In the latest issue of the New Yorker, David Denby reviews Mark Harris’ new book, Five Came Back: A Story of Hollywood and the Second World War:
In early 1944, John Huston made a film about an infantry unit’s tortuous struggle to clear the Germans out of San Pietro, a small town northwest of Naples, and the surrounding countryside. When “The Battle of San Pietro” came out, in 1945, it was hailed for the power and the grit of its combat scenes and for its portrait of civilian misery, and Huston was praised for his courage. The film has been honored in those terms many times since. Yet, as Harris reports, the scenes in “The Battle of San Pietro” were largely re-created after the town had been taken from the Germans. Huston had access to official accounts of the struggle, culled from interviews with soldiers who had fought in it, and he used maps and a pointer to keep the American tactics and the chronology straight. But the bloody progress of the G.I.s across fields and along a stony ridge outside the town was staged; Huston’s actors were soldiers whom the Army assigned to the project. The men certainly look the part, their faces fatigued and worried. Huston asked them to stare into the camera now and then, as people do in newsreel footage. At times, the camera jerks wildly, as Ford’s camera had in Midway. Huston turned the signatures of authenticity into artifact.

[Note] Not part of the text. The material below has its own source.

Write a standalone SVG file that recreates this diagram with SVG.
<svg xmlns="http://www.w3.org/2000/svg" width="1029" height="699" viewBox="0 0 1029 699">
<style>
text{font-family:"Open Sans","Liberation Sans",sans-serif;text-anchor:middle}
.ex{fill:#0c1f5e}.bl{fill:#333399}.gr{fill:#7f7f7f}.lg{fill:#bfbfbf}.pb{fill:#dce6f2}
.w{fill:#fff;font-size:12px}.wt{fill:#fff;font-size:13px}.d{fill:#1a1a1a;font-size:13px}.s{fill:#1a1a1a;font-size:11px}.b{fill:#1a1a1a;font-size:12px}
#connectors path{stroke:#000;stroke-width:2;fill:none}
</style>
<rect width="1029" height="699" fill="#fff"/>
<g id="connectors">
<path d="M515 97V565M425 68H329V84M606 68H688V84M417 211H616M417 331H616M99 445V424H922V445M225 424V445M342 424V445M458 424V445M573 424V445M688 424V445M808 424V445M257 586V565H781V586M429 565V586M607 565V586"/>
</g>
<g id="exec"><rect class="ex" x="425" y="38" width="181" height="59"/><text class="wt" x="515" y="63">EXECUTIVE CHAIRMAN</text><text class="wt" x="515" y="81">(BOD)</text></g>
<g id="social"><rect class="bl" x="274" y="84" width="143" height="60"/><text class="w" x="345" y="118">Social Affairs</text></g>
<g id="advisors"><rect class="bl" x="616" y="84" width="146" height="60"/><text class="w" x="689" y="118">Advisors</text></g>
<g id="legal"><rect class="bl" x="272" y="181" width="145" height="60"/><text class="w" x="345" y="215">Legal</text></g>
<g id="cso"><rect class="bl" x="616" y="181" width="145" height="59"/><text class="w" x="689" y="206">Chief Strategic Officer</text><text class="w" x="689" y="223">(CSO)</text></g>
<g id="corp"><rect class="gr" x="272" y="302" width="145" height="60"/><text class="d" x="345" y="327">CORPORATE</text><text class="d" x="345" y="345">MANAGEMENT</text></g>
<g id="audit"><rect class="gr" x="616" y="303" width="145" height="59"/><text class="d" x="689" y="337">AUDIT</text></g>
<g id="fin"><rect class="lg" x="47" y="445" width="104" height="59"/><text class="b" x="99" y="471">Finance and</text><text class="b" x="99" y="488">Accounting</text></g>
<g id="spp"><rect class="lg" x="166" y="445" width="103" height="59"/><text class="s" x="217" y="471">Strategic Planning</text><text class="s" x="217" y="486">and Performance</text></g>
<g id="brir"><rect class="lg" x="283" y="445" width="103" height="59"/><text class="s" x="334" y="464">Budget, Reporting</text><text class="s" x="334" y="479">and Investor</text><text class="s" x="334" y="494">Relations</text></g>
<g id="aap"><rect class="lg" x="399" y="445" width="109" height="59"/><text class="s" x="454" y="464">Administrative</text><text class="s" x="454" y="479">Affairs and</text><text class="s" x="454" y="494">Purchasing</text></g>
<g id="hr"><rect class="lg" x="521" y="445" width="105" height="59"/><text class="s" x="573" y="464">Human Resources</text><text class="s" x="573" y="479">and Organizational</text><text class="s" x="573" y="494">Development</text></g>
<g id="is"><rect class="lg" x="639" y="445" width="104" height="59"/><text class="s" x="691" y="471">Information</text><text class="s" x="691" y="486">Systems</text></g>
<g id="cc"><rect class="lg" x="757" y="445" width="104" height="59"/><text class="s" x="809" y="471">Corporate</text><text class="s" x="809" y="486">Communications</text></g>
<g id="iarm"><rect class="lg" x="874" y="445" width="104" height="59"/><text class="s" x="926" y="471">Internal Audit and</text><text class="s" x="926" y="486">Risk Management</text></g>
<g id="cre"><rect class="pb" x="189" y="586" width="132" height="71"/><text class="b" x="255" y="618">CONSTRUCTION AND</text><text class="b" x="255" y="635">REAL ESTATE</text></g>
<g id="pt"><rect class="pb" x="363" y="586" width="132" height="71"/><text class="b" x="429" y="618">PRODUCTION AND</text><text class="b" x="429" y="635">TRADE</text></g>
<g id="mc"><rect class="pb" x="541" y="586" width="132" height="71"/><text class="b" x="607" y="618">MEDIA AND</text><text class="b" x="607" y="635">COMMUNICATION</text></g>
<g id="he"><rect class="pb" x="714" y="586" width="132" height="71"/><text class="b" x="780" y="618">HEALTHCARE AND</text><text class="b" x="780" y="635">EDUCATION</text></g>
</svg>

“San Pietro” ends with text that demurely admits that some of the footage was taken before or after the actual battle—which hardly amounts to full disclosure. Harris has seen the mass of uncut footage, and he’s indignant about the imposture. Yet the issue remains complicated. Certainly, it’s dishonest to claim that something is authentic when it’s not. But all movies are illusions of one sort or another, and perhaps it’s best to say that some illusions are truer than others. In the case of war, what kind of representation brings you the most vivid and the most accurate sense of a terrible event? Steven Spielberg, staging the D Day landing in “Saving Private Ryan,” delivered a greater sense of the deadly turmoil on Omaha Beach than either John Ford or George Stevens, both of whom were in Normandy during the landing, with multiple crews and hundreds of cameras. Many of the cameras were unmanned or didn’t work; the footage recorded that day is largely out of focus or grisly in a fragmentary way.

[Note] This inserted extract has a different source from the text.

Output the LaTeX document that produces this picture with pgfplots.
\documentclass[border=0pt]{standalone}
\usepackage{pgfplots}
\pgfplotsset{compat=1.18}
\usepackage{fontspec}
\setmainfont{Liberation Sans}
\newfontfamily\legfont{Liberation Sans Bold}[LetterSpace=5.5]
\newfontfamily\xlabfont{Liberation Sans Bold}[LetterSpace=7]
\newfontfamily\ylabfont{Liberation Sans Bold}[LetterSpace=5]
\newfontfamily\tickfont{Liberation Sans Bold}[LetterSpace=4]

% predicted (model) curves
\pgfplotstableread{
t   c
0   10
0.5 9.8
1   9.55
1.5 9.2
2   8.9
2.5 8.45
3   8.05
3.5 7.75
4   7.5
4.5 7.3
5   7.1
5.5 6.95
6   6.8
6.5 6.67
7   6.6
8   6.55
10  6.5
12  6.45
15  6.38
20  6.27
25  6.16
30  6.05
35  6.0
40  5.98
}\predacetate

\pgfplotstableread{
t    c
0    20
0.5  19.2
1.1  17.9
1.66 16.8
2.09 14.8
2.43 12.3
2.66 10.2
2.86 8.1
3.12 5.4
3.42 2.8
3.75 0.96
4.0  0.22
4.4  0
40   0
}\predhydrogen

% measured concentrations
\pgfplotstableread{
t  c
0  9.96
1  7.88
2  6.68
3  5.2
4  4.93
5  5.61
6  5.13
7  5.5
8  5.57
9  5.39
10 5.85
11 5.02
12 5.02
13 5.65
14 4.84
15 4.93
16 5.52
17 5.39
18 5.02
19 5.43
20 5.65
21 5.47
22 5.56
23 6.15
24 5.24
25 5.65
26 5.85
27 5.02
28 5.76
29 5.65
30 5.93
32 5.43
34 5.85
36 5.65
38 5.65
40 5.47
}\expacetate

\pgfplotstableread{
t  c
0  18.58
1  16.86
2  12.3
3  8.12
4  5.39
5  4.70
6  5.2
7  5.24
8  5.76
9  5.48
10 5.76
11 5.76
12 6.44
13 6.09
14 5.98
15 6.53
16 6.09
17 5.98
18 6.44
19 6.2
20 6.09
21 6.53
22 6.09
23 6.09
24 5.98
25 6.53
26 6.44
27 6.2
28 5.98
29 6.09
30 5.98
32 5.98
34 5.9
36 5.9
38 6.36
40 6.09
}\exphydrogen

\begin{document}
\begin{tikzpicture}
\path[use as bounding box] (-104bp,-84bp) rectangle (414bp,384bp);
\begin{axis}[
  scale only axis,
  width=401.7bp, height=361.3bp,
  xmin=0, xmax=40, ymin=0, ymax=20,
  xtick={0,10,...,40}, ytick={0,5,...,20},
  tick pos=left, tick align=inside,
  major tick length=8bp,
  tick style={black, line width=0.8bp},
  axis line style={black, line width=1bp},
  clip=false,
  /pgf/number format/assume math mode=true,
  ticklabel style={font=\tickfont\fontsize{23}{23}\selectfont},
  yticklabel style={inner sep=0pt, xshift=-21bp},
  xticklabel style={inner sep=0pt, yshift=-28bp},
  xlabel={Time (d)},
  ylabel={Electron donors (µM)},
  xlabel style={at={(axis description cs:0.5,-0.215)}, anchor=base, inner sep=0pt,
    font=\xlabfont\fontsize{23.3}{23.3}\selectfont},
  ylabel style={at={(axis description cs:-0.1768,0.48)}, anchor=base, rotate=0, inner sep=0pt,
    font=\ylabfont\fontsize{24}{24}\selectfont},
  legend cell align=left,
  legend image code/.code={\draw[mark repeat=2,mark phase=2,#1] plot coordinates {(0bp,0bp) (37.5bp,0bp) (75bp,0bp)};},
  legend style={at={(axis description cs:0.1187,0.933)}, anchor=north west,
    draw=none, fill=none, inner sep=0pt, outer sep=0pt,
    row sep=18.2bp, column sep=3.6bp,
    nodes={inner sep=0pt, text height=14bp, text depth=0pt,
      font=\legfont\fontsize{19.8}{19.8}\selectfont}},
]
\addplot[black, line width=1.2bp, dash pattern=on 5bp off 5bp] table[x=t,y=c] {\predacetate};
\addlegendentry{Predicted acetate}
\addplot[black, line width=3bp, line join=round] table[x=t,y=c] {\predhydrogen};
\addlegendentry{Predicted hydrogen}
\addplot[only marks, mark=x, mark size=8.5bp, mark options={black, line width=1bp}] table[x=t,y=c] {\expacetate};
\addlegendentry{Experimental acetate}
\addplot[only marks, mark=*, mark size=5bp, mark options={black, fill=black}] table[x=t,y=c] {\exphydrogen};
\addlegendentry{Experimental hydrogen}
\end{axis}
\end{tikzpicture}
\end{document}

The War Department wanted morale-building movies for the home front, and, under pressure, both Ford and Wyler softened their groundbreaking work. Ford added hokily reassuring dialogue (spoken by Jane Darwell and Henry Fonda) to “Midway”; Wyler included scenes of ceremonial visits to the Memphis Belle by top generals and by the King and Queen of England. In “The Battle of San Pietro,” Huston offers no such reassurance. As the soldiers advance through smoke and mist, many of them falling to machine-gun fire, the tone of the narration, which Huston himself speaks, is grim. The beautiful old town, when the Americans get there, is nothing but rubble. The survivors look exhausted—not jubilant but merely relieved that their part of the war is over. Huston not only presents the physical hardships of battle; he creates the war as a cultural and moral catastrophe. The sense of desolation is broken only at the end of the movie, by a scene of children playing in the street, their innocent faces making a minimal claim against despair. Even if the images are mostly contrived, “San Pietro” is aesthetically of a piece—and magnificent.